Closed thoppe closed 7 years ago
Trying to narrow it down, a much smaller single threaded traceback is
File "/usr/local/lib/python2.7/dist-packages/nlpre/separated_parenthesis.py", line 92, in __call__
text = self.paren_pop(tokens)
File "/usr/local/lib/python2.7/dist-packages/nlpre/separated_parenthesis.py", line 110, in paren_pop
content = self.paren_pop_helper(parsed_tokens)

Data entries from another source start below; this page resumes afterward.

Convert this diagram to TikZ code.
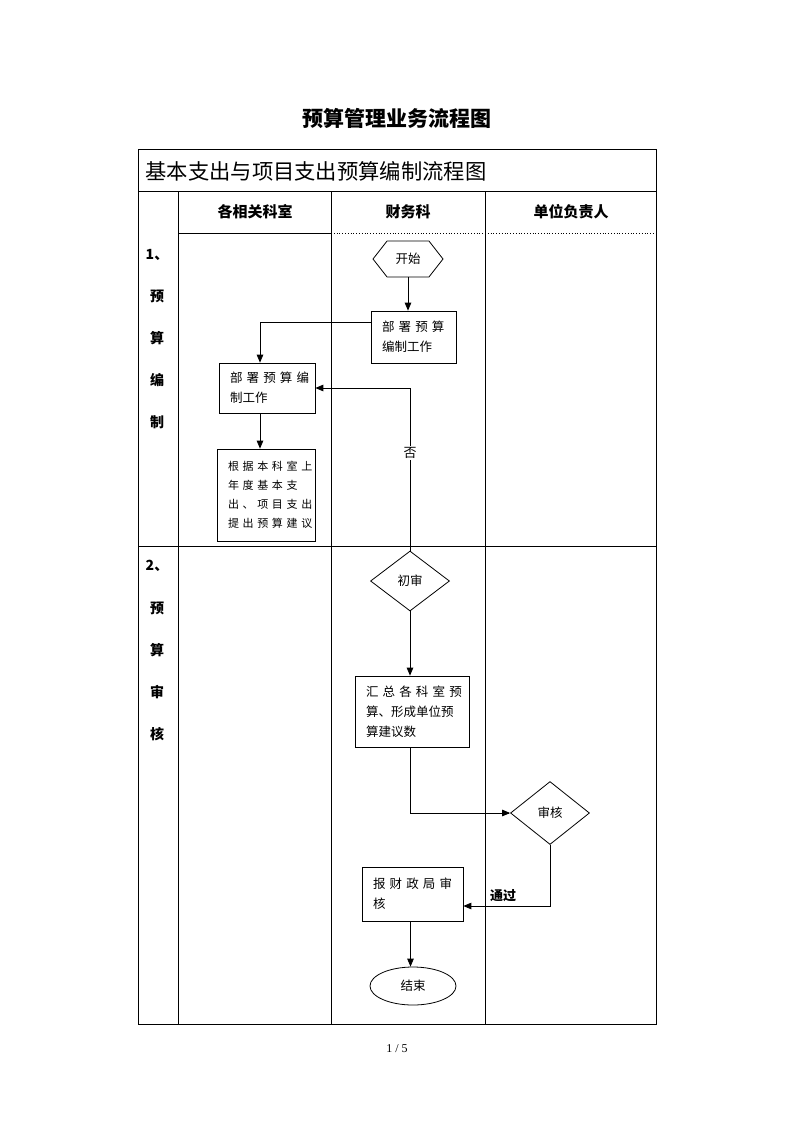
\documentclass[tikz,border=0pt]{standalone}
\usepackage{fontspec}
\setmainfont{Noto Sans CJK SC}
\newfontfamily\pagefont{Liberation Serif}
\usepackage{tikz}
\usetikzlibrary{shapes}
\usetikzlibrary{arrows}
\usetikzlibrary{positioning}
\newcommand{\spreadline}[1]{\makebox[\linewidth][s]{#1}}
\tikzstyle{frame} = [draw, line width=0.9pt]
\tikzstyle{heading} = [font={\fontsize{21}{24}\selectfont\bfseries}]
\tikzstyle{lanehead} = [font={\fontsize{15}{17}\selectfont\bfseries}]
\tikzstyle{phase} = [font={\fontsize{14}{16}\selectfont\bfseries}]
\tikzstyle{task} = [draw, rectangle, line width=0.8pt, align=left, inner xsep=11pt,
        inner ysep=0pt, font={\fontsize{12.5}{20}\selectfont}]
\tikzstyle{decision} = [draw, diamond, line width=0.8pt, inner sep=0pt,
        font={\fontsize{12.5}{15}\selectfont}]
\tikzstyle{terminal} = [draw, ellipse, line width=0.8pt, inner sep=0pt,
        minimum width=86pt, minimum height=38pt, font={\fontsize{12.5}{15}\selectfont}]
\tikzstyle{flow} = [->, >=triangle 45, line width=0.8pt]
\tikzstyle{comment} = [font={\fontsize{13}{15}\selectfont}, fill=white, inner sep=1pt]
\begin{document}
\begin{tikzpicture}[x=1pt,y=-1pt]
\useasboundingbox (0,0) rectangle (793,1122);
% titles
\node[heading] (title) at (397,118) {预算管理业务流程图};
\draw[frame] (138,149) rectangle (656,1024);
\draw[frame] (138,191) -- (656,191);
\draw[frame] (138,546) -- (656,546);
\draw[frame] (178,191) -- (178,1024);
\draw[frame] (331,191) -- (331,1024);
\draw[frame] (485,191) -- (485,1024);
\draw[frame] (178,233) -- (331,233);
\draw[line width=0.8pt, dotted] (331,233) -- (656,233);
\node[anchor=west, font={\fontsize{21.3}{24}\selectfont}] (tabletitle) at (142,171)
        {基本支出与项目支出预算编制流程图};
\node[lanehead] (dept) at (255,212) {各相关科室};
\node[lanehead] (fin) at (408,212) {财务科};
\node[lanehead] (head) at (571,212) {单位负责人};
\foreach \t [count=\i] in {1、,预,算,编,制}
        \node[phase] (compile\i) at (157,255+41.8*\i-41.8) {\t};
\foreach \t [count=\i] in {2、,预,算,审,核}
        \node[phase] (review\i) at (157,566+42*\i-42) {\t};
% nodes
\node[draw, signal, signal to=east and west, signal pointer angle=104, line width=0.8pt,
        minimum width=70pt, minimum height=36pt, inner sep=0pt,
        font={\fontsize{12.5}{15}\selectfont}] (start) at (408,259) {开始};
\node[task, text width=63pt, minimum height=52pt] (fin1) at (413.5,337)
        {\spreadline{部 署 预 算}\\编制工作};
\node[task, text width=74pt, minimum height=50pt] (dept1) at (267,388)
        {\spreadline{部 署 预 算 编}\\制工作};
\node[task, text width=76pt, minimum height=92pt, font={\fontsize{11}{19}\selectfont}] (dept2) at (266,495)
        {\spreadline{根 据 本 科 室 上}\\\spreadline{年 度 基 本 支}\\\spreadline{出 、 项 目 支 出}\\\spreadline{提 出 预 算 建 议}};
\node[decision, minimum width=79pt, minimum height=60pt] (check) at (410,581) {初审};
\node[task, text width=92pt, minimum height=71pt] (fin2) at (412,711.5)
        {\spreadline{汇 总 各 科 室 预}\\\spreadline{算、形成单位预}\\算建议数};
\node[decision, minimum width=79pt, minimum height=63pt] (audit) at (550,813) {审核};
\node[task, text width=79pt, minimum height=54pt] (fin3) at (412.5,894)
        {\spreadline{报 财 政 局 审}\\核};
\node[terminal] (end) at (413,986) {结束};
% connectors
\draw[flow] (start.south) -- (start.south |- fin1.north);
\draw[flow] ([yshift=15pt]fin1.west) -| ([xshift=-7pt]dept1.north);
\draw[flow] ([xshift=-7pt]dept1.south) -- ([xshift=-7pt]dept1.south |- dept2.north);
\draw[flow] (check.north) |- node[comment, pos=0.3] {否} (dept1.east);
\draw[flow] (check.south) -- (check.south |- fin2.north);
\draw[flow] ([xshift=-2pt]fin2.south) |- (audit.west);
\draw[flow] (audit.south) |- node[comment, pos=0.77, anchor=south, fill=none, yshift=3pt,
        font={\fontsize{13}{15}\selectfont\bfseries}] {通过} ([yshift=-12pt]fin3.east);
\draw[flow] ([xshift=-2pt]fin3.south) -- ([xshift=-2pt]fin3.south |- end.north);
% page number
\node[font={\pagefont\fontsize{12}{14}\selectfont}] (page) at (397,1049) {1 / 5};
\end{tikzpicture}
\end{document}
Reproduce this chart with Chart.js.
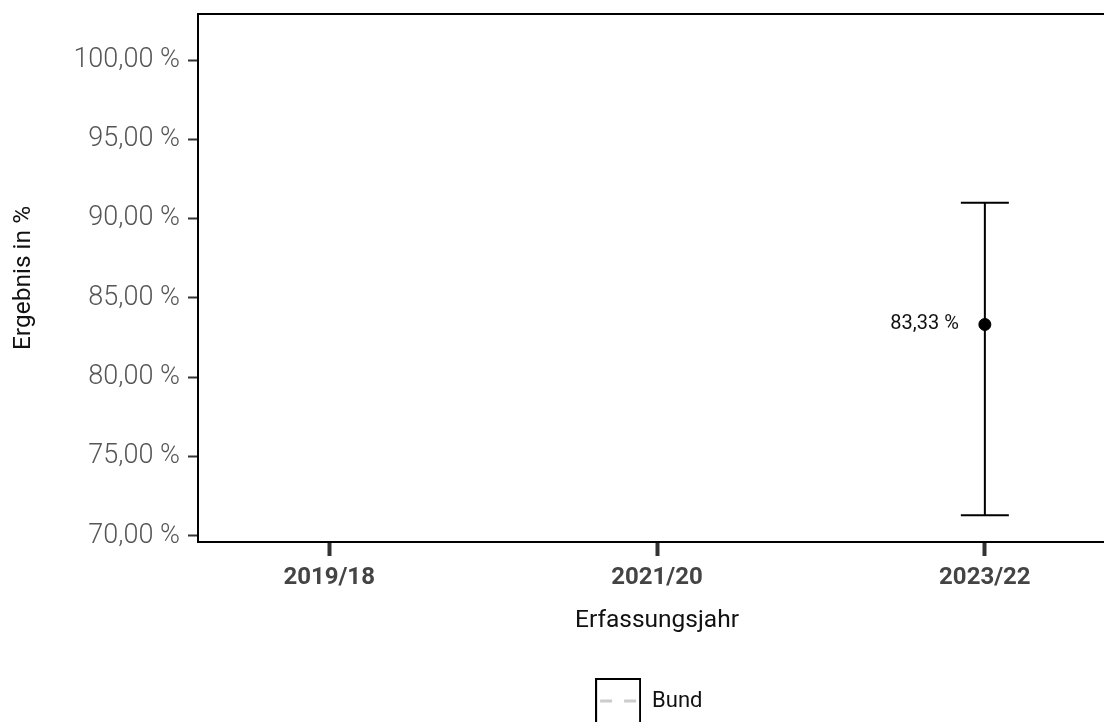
<!DOCTYPE html>
<html>
<head>
<meta charset="utf-8">
<script src="https://cdn.jsdelivr.net/npm/chart.js@4"></script>
<style>
  html, body { margin: 0; padding: 0; background: #fff; overflow: hidden; }
  #wrap { width: 1104px; height: 722px; overflow: hidden; }
</style>
</head>
<body>
<div id="wrap"><canvas id="chart" width="1130" height="722"></canvas></div>
<script>
// Daten
const years = ["2019/18", "2021/20", "2023/22"];
const results = [null, null, 83.33];
const ciLower = [null, null, 71.3];
const ciUpper = [null, null, 91.0];
const yTicks = [70, 75, 80, 85, 90, 95, 100];
const legendLabels = ["Bund"];

const fmt = v => v.toFixed(2).replace(".", ",") + " %";

// Legendensymbol: Kasten mit gestrichelter Linie
function legendIcon() {
  const c = document.createElement("canvas");
  c.width = 46; c.height = 46;
  const g = c.getContext("2d");
  g.strokeStyle = "#000"; g.lineWidth = 2;
  g.strokeRect(1, 1, 44, 44);
  g.strokeStyle = "#cccccc"; g.lineWidth = 3;
  g.setLineDash([12, 12]);
  g.beginPath(); g.moveTo(5, 23); g.lineTo(42, 23); g.stroke();
  return c;
}
const icon = legendIcon();

// Rahmen um den Plotbereich
const framePlugin = {
  id: "frame",
  afterDraw(chart) {
    const {ctx, chartArea: a} = chart;
    ctx.save();
    ctx.strokeStyle = "#000"; ctx.lineWidth = 2;
    ctx.strokeRect(a.left, a.top, a.right - a.left, a.bottom - a.top);
    ctx.restore();
  }
};

// Konfidenzintervalle + Wertelabels
const errorBarPlugin = {
  id: "errorBars",
  beforeDatasetsDraw(chart) {
    const {ctx, scales: {x, y}} = chart;
    ctx.save();
    ctx.strokeStyle = "#000"; ctx.lineWidth = 2;
    years.forEach((yr, i) => {
      if (ciLower[i] == null) return;
      const px = x.getPixelForValue(i);
      const top = y.getPixelForValue(ciUpper[i]);
      const bot = y.getPixelForValue(ciLower[i]);
      ctx.beginPath();
      ctx.moveTo(px, top); ctx.lineTo(px, bot);
      ctx.moveTo(px - 24, top); ctx.lineTo(px + 24, top);
      ctx.moveTo(px - 24, bot); ctx.lineTo(px + 24, bot);
      ctx.stroke();
    });
    ctx.restore();
  },
  afterDatasetsDraw(chart) {
    const {ctx, scales: {x, y}} = chart;
    ctx.save();
    ctx.fillStyle = "#111";
    ctx.font = "20px Roboto";
    ctx.textAlign = "right";
    ctx.textBaseline = "middle";
    results.forEach((v, i) => {
      if (v == null) return;
      ctx.fillText(fmt(v), x.getPixelForValue(i) - 26, y.getPixelForValue(v));
    });
    ctx.restore();
  }
};

const points = [];
results.forEach((v, i) => { if (v != null) points.push({x: i, y: v}); });

new Chart(document.getElementById("chart"), {
  type: "scatter",
  data: {
    datasets: [
      {
        label: "Ergebnis",
        data: points,
        backgroundColor: "#000",
        borderColor: "#000",
        pointRadius: 6,
        pointHoverRadius: 6
      },
      {
        label: legendLabels[0],
        data: [],
        type: "line",
        borderColor: "#cccccc",
        borderDash: [12, 12]
      }
    ]
  },
  options: {
    responsive: false,
    animation: false,
    layout: { padding: { top: 14, right: 14, left: 0, bottom: 0 } },
    plugins: {
      tooltip: { enabled: false },
      legend: {
        position: "bottom",
        fullSize: false,
        // leerer Titel: schafft Platz, damit der Kasten nicht abgeschnitten wird
        title: { display: true, text: " ", padding: 0, font: { size: 10 } },
        labels: {
          usePointStyle: true,
          pointStyleWidth: 46,
          padding: 9,
          color: "#111",
          font: { family: "Roboto", size: 22 },
          // Leerzeichen am Ende verschieben den Eintrag etwas nach links
          generateLabels: () => legendLabels.map((t, i) => ({
            text: t + "\u00a0\u00a0\u00a0", pointStyle: icon, datasetIndex: 1, hidden: false,
            fontColor: "#111", lineWidth: 0
          }))
        }
      }
    },
    scales: {
      x: {
        type: "linear",
        min: -0.4,
        max: 2.4,
        afterBuildTicks: s => { s.ticks = years.map((_, i) => ({value: i})); },
        afterFit: s => { s.height = 127; s.paddingLeft = 0; s.paddingRight = 0; },
        border: { display: true, color: "#000", width: 2 },
        grid: { drawOnChartArea: false, tickLength: 14, tickWidth: 4, tickColor: "#333" },
        ticks: {
          callback: v => years[v],
          color: "#444",
          padding: 8,
          maxRotation: 0,
          font: { family: "Roboto", size: 24, weight: "bold" }
        },
        title: {
          display: true,
          text: "Erfassungsjahr",
          color: "#111",
          font: { family: "Roboto", size: 24.5 },
          padding: { top: 0, bottom: 33 }
        }
      },
      y: {
        min: 69.62,
        max: 102.9,
        afterBuildTicks: s => { s.ticks = yTicks.map(v => ({value: v})); },
        afterFit: s => { s.width = 198; s.paddingTop = 0; s.paddingBottom = 0; },
        border: { display: true, color: "#000", width: 2 },
        grid: { drawOnChartArea: false, tickLength: 10, tickWidth: 2, tickColor: "#333" },
        ticks: {
          callback: v => fmt(v),
          color: "#555",
          padding: 8,
          font: { family: "Roboto", size: 27, weight: 300 }
        },
        title: {
          display: true,
          text: "Ergebnis in %",
          color: "#111",
          font: { family: "Roboto", size: 24.5 },
          padding: { top: 9, bottom: 0 }
        }
      }
    }
  },
  plugins: [errorBarPlugin, framePlugin]
});
</script>
</body>
</html>
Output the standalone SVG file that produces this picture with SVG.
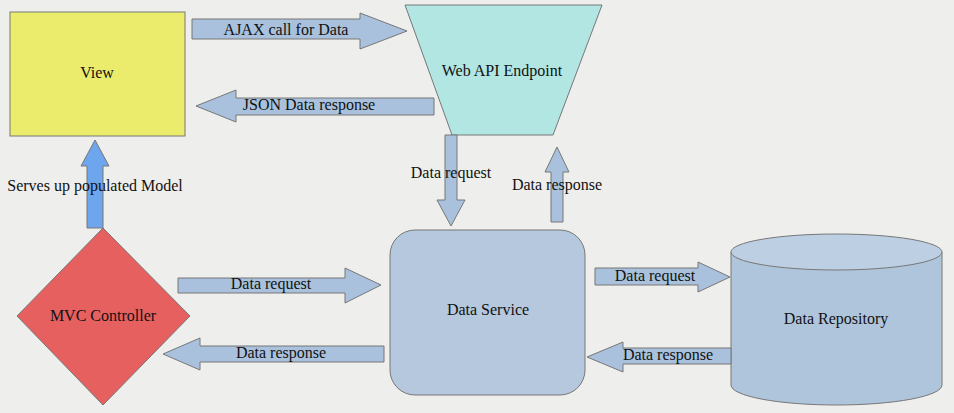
<svg xmlns="http://www.w3.org/2000/svg" width="954" height="413" viewBox="0 0 954 413" font-family="'Liberation Serif','Times New Roman','DejaVu Serif',serif">
<style>
text{font-family:'Liberation Serif','Times New Roman','DejaVu Serif',serif;font-size:16px;fill:#111;text-anchor:middle;dominant-baseline:middle}
.ar{fill:#a9c1dc;stroke:#777;stroke-width:1}
.nd{stroke:#777;stroke-width:1}
</style>
<rect width="954" height="413" fill="#eeeeec"/>
<g id="view"><rect class="nd" x="10" y="12" width="175" height="124" fill="#ecec6c"/><text x="97" y="74">View</text></g>
<g id="webapi"><polygon class="nd" points="405,5 602,5 553,135 452,135" fill="#b2e6e3"/><text x="502" y="72">Web API Endpoint</text></g>
<g id="controller"><polygon class="nd" points="103,228 190,316 103,405 17,316" fill="#e66060"/><text x="103" y="317">MVC Controller</text></g>
<g id="service"><rect class="nd" x="390" y="230" width="195" height="165" rx="25" fill="#b5c8dd"/><text x="488" y="311">Data Service</text></g>
<g id="repo">
<path class="nd" d="M731,252 V385 A105.5,20 0 0 0 942,385 V252" fill="#afc5dc"/>
<ellipse class="nd" cx="836.5" cy="252" rx="105.5" ry="18" fill="#bdd0e3"/>
<text x="836" y="320">Data Repository</text></g>
<g id="connectors">
<polygon class="ar" points="192,19 360,19 360,13 407,31 360,49 360,39 192,39"/>
<text x="286" y="31">AJAX call for Data</text>
<polygon class="ar" points="434,98 236,98 236,90 196,106 236,122 236,115 434,115"/>
<text x="309" y="106">JSON Data response</text>
<polygon class="ar" points="445,135 457,135 457,200 465,200 451,226 437,200 445,200"/>
<text x="451" y="174">Data request</text>
<polygon class="ar" points="551,222 563,222 563,172 569,172 557,147 545,172 551,172"/>
<text x="557" y="186">Data response</text>
<polygon fill="#6ea6ee" stroke="#777" points="87,228 103,228 103,166 109,166 95,140 81,166 87,166"/>
<text x="95" y="187">Serves up populated Model</text>
<polygon class="ar" points="178,278 345,278 345,268 381,285 345,303 345,293 178,293"/>
<text x="271" y="285">Data request</text>
<polygon class="ar" points="384,346 200,346 200,338 163,354 200,370 200,362 384,362"/>
<text x="281" y="354">Data response</text>
<polygon class="ar" points="595,268 698,268 698,262 730,277 698,292 698,285 595,285"/>
<text x="655" y="277">Data request</text>
<polygon class="ar" points="731,348 623,348 623,342 587,357 623,372 623,364 731,364"/>
<text x="668" y="356">Data response</text>
</g>
</svg>
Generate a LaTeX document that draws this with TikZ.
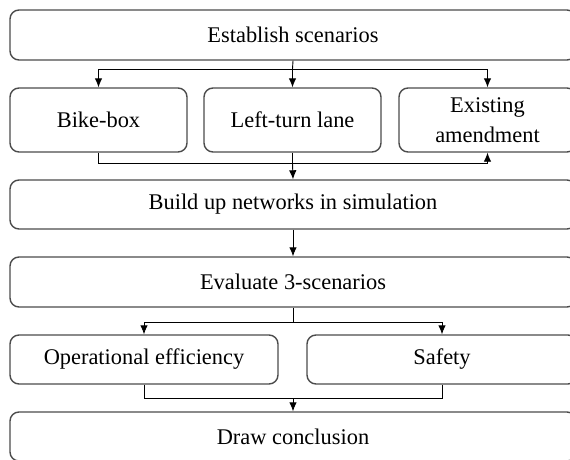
\documentclass[tikz,border=0pt]{standalone}
\usepackage{fontspec}
\setmainfont{Liberation Serif}
\usetikzlibrary{arrows.meta}

\newlength{\du}
\setlength{\du}{1pt}

\definecolor{boxcolor}{rgb}{0.300000, 0.300000, 0.300000}
\definecolor{dialinecolor}{rgb}{0.000000, 0.000000, 0.000000}

\tikzset{
  stepbox/.style={draw=boxcolor, line width=1.4\du, rounded corners=9\du,
    inner sep=0pt, align=center, text=dialinecolor,
    font=\fontsize{22.4}{30}\selectfont},
  link/.style={draw=dialinecolor, line width=0.9\du},
  flow/.style={link, -{Latex[length=9pt,width=7.5pt]}},
}

\begin{document}
\begin{tikzpicture}
\pgftransformxscale{1.000000}
\pgftransformyscale{-1.000000}
\useasboundingbox (0\du,0\du) rectangle (570\du,460\du);
% top row
\node[stepbox, minimum width=566\du, minimum height=50\du] (est) at (293\du,35\du){Establish scenarios};
% scenarios
\node[stepbox, minimum width=177\du, minimum height=64\du] (bike) at (98.5\du,120\du){Bike-box};
\node[stepbox, minimum width=177\du, minimum height=64\du] (left) at (292.5\du,120\du){Left-turn lane};
\node[stepbox, minimum width=177\du, minimum height=64\du] (exist) at (487.5\du,120\du){Existing\\amendment};
% simulation
\node[stepbox, minimum width=566\du, minimum height=49\du] (build) at (293\du,204.5\du){Build up networks in simulation};
\node[stepbox, minimum width=566\du, minimum height=50\du] (eval) at (293\du,282\du){Evaluate 3-scenarios};
% criteria
\node[stepbox, minimum width=268\du, minimum height=49\du] (oper) at (144\du,359.5\du){Operational efficiency};
\node[stepbox, minimum width=270\du, minimum height=49\du] (safe) at (442\du,359.5\du){Safety};
\node[stepbox, minimum width=566\du, minimum height=49\du] (concl) at (293\du,436.5\du){Draw conclusion};
% split and merge points
\coordinate (s1) at (292.5\du,69\du);
\coordinate (m1) at (292.5\du,163\du);
\coordinate (s2) at (293\du,322\du);
\coordinate (m2) at (293\du,398\du);
% was here!!!
\draw[link] (est.south) -- (s1);
\draw[flow] (s1) -| (bike.north);
\draw[flow] (s1) -- (left.north);
\draw[flow] (s1) -| (exist.north);
\draw[link] (bike.south) |- (m1);
\draw[link] (left.south) -- (m1);
\draw[flow] (m1) -| (exist.south);
\draw[flow] (m1) -- (build.north);
\draw[flow] (build.south) -- (eval.north);
\draw[link] (eval.south) -- (s2);
\draw[flow] (s2) -| (oper.north);
\draw[flow] (s2) -| (safe.north);
\draw[link] (oper.south) |- (m2);
\draw[link] (safe.south) |- (m2);
\draw[flow] (m2) -- (concl.north);
\end{tikzpicture}
\end{document}
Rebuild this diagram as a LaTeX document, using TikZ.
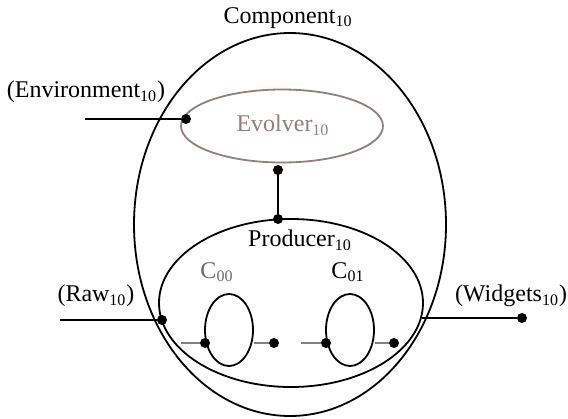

File "/usr/local/lib/python2.7/dist-packages/nlpre/separated_parenthesis.py", line 146, in paren_pop_helper
sents = self.paren_pop_helper(tokens)
File "/usr/local/lib/python2.7/dist-packages/nlpre/separated_parenthesis.py", line 136, in paren_pop_helper
if token_words[-1] not in ['.', '!', '?']:
IndexError: list index out of range
Found it. Here is a MWE of the error. It's pathological, but it came up in real world data (and absolutely shouldn't crash the program!)
import nlpre
doc = '''[[[ ]]]'''
nlpre.separated_parenthesis()(doc)
This is a large traceback, but it's unfortunately all we get when running in parallel. It looks like the input to the function is truncated a bit too so it's hard to tell what's going in.